La legislación canónica no impone requisitos para ser elegido Papa: por lo tanto, se deben considerar los propios del derecho divino para ser Obispo, es decir, ser varón bautizado en la Iglesia Católica con pleno uso de razón. En la práctica, sin embargo, desde hace muchos siglos el elegido ha sido siempre Cardenal.

El documento citado de Juan Pablo II también es importante a la hora de fijar la situación de la Iglesia durante el período que dura la sede vacante y en el que rige el principio “nihil innovetur” (que no se innove nada). El gobierno de la Iglesia queda confiado al Colegio de los Cardenales solamente para el despacho de los asuntos ordinarios o de los inaplazables y para la preparación de todo lo necesario para la elección del nuevo Pontífice. El artículo 1 de UDC precisa:
«Mientras está vacante la Sede Apostólica, el Colegio de los Cardenales no tiene ninguna potestad o jurisdicción sobre las cuestiones que corresponden al Sumo Pontífice en vida o en el ejercicio de las funciones de su misión; todas estas cuestiones deben quedar reservadas exclusivamente al futuro Pontífice. Declaro, por lo tanto, inválido y nulo cualquier acto de potestad o de jurisdicción correspondiente al Romano Pontífice mientras vive o en el ejercicio de las funciones de su misión, que el Colegio mismo de los Cardenales decidiese ejercer, si no es en la medida expresamente consentida en esta Constitución».

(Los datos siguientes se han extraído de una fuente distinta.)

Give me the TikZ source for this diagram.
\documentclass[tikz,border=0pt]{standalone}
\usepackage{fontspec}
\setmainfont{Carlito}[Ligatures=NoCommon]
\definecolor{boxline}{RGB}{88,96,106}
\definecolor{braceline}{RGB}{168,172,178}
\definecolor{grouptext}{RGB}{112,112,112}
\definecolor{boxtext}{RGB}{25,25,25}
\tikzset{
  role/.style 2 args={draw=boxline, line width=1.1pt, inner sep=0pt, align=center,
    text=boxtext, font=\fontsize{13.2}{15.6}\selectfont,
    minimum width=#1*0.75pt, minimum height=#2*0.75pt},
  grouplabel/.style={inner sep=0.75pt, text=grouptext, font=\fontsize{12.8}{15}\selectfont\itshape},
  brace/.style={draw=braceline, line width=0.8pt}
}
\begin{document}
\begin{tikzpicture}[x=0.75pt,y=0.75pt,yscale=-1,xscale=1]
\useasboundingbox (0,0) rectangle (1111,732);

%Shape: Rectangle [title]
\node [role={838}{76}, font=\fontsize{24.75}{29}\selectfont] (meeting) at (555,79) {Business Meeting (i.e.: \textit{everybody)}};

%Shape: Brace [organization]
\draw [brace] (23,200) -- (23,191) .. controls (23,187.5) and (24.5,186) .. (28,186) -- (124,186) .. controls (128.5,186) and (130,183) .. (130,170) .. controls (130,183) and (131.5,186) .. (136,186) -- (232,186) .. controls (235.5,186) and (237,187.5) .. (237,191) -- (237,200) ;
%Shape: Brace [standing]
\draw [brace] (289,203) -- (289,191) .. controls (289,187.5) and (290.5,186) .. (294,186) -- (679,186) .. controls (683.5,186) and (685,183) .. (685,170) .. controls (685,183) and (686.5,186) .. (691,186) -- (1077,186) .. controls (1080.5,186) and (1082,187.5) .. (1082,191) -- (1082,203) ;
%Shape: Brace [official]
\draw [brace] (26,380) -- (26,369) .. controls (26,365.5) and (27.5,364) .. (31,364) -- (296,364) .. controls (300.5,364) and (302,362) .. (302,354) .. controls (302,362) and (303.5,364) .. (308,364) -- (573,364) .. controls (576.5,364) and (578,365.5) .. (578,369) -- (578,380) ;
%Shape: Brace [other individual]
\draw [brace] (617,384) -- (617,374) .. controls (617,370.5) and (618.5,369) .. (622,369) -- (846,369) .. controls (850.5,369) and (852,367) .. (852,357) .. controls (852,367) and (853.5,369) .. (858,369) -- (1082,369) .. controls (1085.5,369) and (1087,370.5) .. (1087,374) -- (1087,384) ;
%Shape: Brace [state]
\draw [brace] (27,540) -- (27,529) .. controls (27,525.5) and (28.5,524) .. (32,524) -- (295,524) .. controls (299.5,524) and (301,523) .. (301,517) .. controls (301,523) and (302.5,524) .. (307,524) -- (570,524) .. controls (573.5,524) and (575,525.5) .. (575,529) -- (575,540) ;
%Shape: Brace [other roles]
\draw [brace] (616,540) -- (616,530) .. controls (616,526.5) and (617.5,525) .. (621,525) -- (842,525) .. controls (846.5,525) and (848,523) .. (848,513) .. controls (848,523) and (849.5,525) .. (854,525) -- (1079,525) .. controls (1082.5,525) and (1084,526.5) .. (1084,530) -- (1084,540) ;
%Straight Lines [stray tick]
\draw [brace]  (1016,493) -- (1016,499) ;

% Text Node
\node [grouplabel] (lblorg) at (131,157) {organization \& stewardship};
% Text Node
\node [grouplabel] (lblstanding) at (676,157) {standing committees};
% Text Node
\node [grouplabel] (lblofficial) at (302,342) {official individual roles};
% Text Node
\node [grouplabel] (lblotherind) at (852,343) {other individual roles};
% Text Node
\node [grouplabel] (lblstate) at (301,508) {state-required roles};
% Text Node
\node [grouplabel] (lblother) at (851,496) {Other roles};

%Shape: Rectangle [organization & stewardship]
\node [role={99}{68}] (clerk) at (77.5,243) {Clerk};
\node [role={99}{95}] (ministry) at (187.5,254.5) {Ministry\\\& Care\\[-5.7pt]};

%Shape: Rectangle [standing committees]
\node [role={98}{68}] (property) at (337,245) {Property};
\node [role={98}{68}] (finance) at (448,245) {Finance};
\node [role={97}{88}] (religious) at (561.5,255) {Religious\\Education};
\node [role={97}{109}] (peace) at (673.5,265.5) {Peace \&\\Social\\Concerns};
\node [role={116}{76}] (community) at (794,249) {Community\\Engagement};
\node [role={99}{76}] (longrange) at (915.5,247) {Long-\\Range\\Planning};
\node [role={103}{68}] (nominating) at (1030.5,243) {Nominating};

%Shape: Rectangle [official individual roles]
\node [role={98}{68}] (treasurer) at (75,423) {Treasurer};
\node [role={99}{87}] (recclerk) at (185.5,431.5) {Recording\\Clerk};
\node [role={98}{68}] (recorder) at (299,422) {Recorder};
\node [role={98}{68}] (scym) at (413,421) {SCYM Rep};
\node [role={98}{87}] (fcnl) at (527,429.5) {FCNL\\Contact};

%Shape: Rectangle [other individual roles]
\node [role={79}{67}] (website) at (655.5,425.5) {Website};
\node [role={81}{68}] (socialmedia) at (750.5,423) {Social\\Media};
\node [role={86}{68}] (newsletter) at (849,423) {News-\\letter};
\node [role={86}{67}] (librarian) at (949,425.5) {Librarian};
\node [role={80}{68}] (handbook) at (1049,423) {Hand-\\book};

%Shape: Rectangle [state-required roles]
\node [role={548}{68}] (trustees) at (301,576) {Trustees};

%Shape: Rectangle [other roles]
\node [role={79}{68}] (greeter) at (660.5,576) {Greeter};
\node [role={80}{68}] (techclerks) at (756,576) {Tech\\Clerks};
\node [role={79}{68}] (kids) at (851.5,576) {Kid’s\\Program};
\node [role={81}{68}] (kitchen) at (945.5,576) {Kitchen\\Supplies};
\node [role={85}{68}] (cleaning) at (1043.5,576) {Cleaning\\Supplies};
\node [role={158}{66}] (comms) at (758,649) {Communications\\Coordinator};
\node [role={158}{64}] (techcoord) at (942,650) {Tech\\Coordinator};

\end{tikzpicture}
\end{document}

El proceso de elección de un nuevo pontífice termina cuando se produce la aceptación, proclamación e inicio del ministerio del nuevo Pontífice (arts. 87-92). Unos días después de la elección, el nuevo Papa celebra una Misa de inauguración del pontificado. Hasta fechas no muy lejanas el nuevo Papa era coronado con la tiara pontificia en esta Misa. Desde Juan Pablo I (1978) el acto central ha sido la imposición del Palio arzobispal.